Mahkemece, davalı sürücünün kazanın oluşumunda kusurlu olması yeterli görülerek, dava kabul edilmiştir. TTK.’nun 1278. maddesinde, “
“ Mukavelede aksine hüküm bulunmadıkça sigortacı, sigorta ettiren veya sigortadan faydalanan kimsenin yahut fiillerinden hukuken mesul bulundukları kimselerin kusurlarından doğan hasarları tazmin ile mükelleftir. Fakat hiçbir halde sigortacı, sigorta ettiren veya sigortadan faydalanan kimsenin kastından veya aksi mukavelede yazılı değilse sigorta edilen malın ayıbından doğan hasarları tazmine mecbur olmaz.”

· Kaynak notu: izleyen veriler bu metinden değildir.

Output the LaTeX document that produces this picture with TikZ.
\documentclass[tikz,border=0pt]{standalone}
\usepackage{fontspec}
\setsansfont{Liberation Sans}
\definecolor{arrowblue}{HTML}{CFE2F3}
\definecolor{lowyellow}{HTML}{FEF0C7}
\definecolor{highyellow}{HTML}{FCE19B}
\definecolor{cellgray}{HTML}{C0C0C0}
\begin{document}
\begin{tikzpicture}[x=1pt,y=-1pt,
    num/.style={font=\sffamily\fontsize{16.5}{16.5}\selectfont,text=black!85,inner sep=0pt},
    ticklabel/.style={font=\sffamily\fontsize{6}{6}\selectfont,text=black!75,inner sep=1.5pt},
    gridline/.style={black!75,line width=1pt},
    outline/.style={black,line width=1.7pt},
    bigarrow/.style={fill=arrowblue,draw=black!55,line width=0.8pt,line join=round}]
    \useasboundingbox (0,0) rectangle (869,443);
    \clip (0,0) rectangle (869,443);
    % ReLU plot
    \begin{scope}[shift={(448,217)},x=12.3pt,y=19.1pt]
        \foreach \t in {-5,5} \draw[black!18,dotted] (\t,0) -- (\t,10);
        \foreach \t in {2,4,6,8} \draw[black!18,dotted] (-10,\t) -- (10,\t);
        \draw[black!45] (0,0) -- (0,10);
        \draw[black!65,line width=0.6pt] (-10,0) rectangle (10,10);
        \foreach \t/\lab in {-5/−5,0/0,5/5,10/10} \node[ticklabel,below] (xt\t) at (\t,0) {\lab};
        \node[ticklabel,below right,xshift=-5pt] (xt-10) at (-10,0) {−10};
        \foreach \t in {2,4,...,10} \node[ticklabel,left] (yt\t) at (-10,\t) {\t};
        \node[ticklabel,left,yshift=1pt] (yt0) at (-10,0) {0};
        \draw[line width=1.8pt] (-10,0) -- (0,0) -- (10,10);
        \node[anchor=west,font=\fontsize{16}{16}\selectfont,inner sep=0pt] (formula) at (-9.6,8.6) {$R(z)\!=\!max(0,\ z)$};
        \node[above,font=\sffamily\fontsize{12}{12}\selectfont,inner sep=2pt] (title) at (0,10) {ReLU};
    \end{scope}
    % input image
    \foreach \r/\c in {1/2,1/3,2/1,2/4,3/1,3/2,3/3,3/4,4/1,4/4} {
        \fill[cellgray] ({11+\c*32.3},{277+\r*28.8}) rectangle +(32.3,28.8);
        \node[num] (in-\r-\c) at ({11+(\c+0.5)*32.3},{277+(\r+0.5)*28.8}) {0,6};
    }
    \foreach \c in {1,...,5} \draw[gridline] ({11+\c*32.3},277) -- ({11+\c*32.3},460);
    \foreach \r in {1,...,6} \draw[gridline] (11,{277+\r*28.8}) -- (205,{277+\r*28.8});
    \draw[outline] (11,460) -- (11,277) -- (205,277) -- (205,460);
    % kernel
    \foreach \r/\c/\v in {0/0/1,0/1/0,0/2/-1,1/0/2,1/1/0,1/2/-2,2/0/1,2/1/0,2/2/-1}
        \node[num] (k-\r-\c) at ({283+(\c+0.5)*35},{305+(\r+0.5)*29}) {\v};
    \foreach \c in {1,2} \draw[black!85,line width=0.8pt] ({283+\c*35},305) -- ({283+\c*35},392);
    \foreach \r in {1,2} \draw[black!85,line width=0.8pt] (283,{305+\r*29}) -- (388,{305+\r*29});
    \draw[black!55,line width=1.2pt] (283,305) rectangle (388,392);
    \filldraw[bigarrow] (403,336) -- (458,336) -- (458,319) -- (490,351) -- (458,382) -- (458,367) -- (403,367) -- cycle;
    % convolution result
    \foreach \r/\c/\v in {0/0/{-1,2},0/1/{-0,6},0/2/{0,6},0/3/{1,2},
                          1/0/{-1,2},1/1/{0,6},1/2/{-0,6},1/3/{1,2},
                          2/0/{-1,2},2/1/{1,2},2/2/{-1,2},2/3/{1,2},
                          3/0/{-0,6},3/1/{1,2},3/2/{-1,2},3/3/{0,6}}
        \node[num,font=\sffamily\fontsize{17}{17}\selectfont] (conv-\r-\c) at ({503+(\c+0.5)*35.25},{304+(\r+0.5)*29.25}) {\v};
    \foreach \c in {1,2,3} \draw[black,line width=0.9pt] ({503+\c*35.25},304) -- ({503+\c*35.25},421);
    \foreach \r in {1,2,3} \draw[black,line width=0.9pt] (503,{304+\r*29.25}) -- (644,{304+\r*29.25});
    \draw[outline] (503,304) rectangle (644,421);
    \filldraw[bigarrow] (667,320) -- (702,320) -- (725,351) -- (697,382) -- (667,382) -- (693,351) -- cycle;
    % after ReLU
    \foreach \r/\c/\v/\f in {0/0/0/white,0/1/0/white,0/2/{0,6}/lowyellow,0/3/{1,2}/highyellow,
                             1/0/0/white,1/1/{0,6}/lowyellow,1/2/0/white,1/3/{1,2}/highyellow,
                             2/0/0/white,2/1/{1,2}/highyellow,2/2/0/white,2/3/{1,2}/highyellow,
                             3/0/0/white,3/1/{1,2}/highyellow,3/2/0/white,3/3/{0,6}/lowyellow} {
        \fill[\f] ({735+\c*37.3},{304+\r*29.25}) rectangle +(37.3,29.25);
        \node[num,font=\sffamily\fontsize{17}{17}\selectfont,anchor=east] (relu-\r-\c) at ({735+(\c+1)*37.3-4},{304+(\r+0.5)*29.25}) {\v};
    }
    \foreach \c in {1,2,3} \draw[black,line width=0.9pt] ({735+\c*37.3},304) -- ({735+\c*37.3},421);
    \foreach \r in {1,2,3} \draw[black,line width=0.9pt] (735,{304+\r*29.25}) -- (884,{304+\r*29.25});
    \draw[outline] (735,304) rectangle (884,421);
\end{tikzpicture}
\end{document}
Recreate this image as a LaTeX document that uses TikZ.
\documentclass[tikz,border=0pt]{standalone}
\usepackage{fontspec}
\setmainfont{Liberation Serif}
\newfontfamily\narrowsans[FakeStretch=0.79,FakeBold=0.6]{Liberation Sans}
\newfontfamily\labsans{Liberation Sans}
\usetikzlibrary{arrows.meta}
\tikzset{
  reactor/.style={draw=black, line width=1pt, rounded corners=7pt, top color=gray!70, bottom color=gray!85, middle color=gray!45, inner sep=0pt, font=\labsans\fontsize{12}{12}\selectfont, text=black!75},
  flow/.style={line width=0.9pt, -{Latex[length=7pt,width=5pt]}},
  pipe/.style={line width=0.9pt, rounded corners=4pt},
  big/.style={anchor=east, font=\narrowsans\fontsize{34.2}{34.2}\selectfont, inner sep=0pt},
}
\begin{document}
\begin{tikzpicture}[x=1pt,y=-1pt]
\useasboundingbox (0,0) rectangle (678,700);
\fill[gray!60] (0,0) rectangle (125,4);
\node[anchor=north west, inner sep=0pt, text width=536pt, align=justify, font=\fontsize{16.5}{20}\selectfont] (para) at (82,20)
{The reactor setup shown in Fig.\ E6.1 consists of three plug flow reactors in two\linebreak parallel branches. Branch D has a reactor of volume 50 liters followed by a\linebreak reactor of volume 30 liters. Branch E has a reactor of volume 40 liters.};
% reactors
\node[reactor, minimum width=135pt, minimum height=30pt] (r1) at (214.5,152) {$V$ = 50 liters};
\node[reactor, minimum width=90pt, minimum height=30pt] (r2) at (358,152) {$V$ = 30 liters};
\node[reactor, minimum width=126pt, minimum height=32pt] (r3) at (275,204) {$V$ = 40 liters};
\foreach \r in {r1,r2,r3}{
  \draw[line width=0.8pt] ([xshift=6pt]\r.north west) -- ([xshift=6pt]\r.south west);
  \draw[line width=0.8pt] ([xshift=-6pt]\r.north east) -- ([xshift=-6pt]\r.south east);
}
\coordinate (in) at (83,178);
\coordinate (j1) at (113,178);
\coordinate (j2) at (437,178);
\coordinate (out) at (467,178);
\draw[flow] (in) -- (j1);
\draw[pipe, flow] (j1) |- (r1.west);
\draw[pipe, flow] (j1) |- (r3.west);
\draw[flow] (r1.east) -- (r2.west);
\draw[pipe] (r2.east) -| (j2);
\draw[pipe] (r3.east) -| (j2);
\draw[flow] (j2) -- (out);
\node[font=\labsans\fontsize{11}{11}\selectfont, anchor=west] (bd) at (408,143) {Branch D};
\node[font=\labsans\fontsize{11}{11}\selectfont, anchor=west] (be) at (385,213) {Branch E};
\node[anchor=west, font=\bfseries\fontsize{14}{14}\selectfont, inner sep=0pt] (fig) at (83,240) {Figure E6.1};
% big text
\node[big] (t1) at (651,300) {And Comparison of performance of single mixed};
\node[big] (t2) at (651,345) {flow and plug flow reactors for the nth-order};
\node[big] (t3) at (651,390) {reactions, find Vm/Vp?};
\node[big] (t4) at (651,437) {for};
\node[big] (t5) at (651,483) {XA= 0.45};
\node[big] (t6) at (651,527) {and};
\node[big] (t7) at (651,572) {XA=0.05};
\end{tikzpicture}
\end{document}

” hükmünü getirmiştir. Buna göre, araç malikinin yada aracından faydalanan kimsenin talimatı ile tamirhane çalışanınca deneme sürüşüne çıkarılması sırasında araca zarar verme eylemini, sigorta ettirenin eyleminin dışında kabul etmek ve bu çalışanı üçüncü kişi görerek zarardan sorumlu tutmak doğru değildir.
Somut olayda, kaskolu araç, kayıt maliki Meziyet Kulu tarafından davacıya sigorta ettirilmiştir. Yargılama sırasında, davalı tanığı olarak dinlenen A.. R.. K.., eşine ait, sevk ve idaresindeki araçla, davalı Bilal’in çalıştığı işyerine uğradıklarını, rahatsızlanması nedeniyle Bilal’e kendilerini Sarıyer’e bırakması konusunda ricada bulunduğunu, araç Bilal’in kullanımında iken kazanın meydana geldiğini, bilahare Bilal’i aracın yanında bırakarak eşi ile birlikte başka bir araçla yollarına devam ettiklerini beyan etmiştir. Davalının diğer tanığı Meziyet Kulu da aynı yönde beyanda bulunarak, aracın Bilal tarafından kullanılmasında rızası olduğunu bildirmiştir. Ancak mahkemece bu yön üzerinde durulmamış ve değerlendirilmemiştir.
Bu durumda, davalı sürücünün, sigortalı aracı malikinin rızası ile kullanırken kazanın meydana geldiği, kasko şirketlerinin sigortalısına yaptığı her ödeme karşısında mutlaka bir zarar sorumlusu bulunmayabileceği, Kasko Sigortası Genel Şartları’nın A.5-6. maddesinde belirtilen ve zararın teminat dışında kalmasını gerektiren hallerin de somut olayda bulunmadığı açıktır.
O halde, davacı sigortacının, sigortalanan araçta oluşa hasar nedeniyle dava dışı sigortalısına ödediği tazminat nedeniyle davalıya rücu etmesine hukuken olanak bulunmamaktadır. HGK.’nun 09.04.2008 tarih, 2008/17-299 Esas ve 2008/302 Karar sayılı kararı da bu yöndedir.
SONUÇ: Yukarıda açıklanan nedenle, davalı Bilal Korkut vekilinin temyiz itirazlarının kabulü ile hükmün, adı geçen davalı yararına BOZULMASINA, peşin alınan harcın istek halinde temyiz eden davalı Bilal Korkut’a geri verilmesine 24.11.2008 tarihinde oybirliğiyle karar verildi.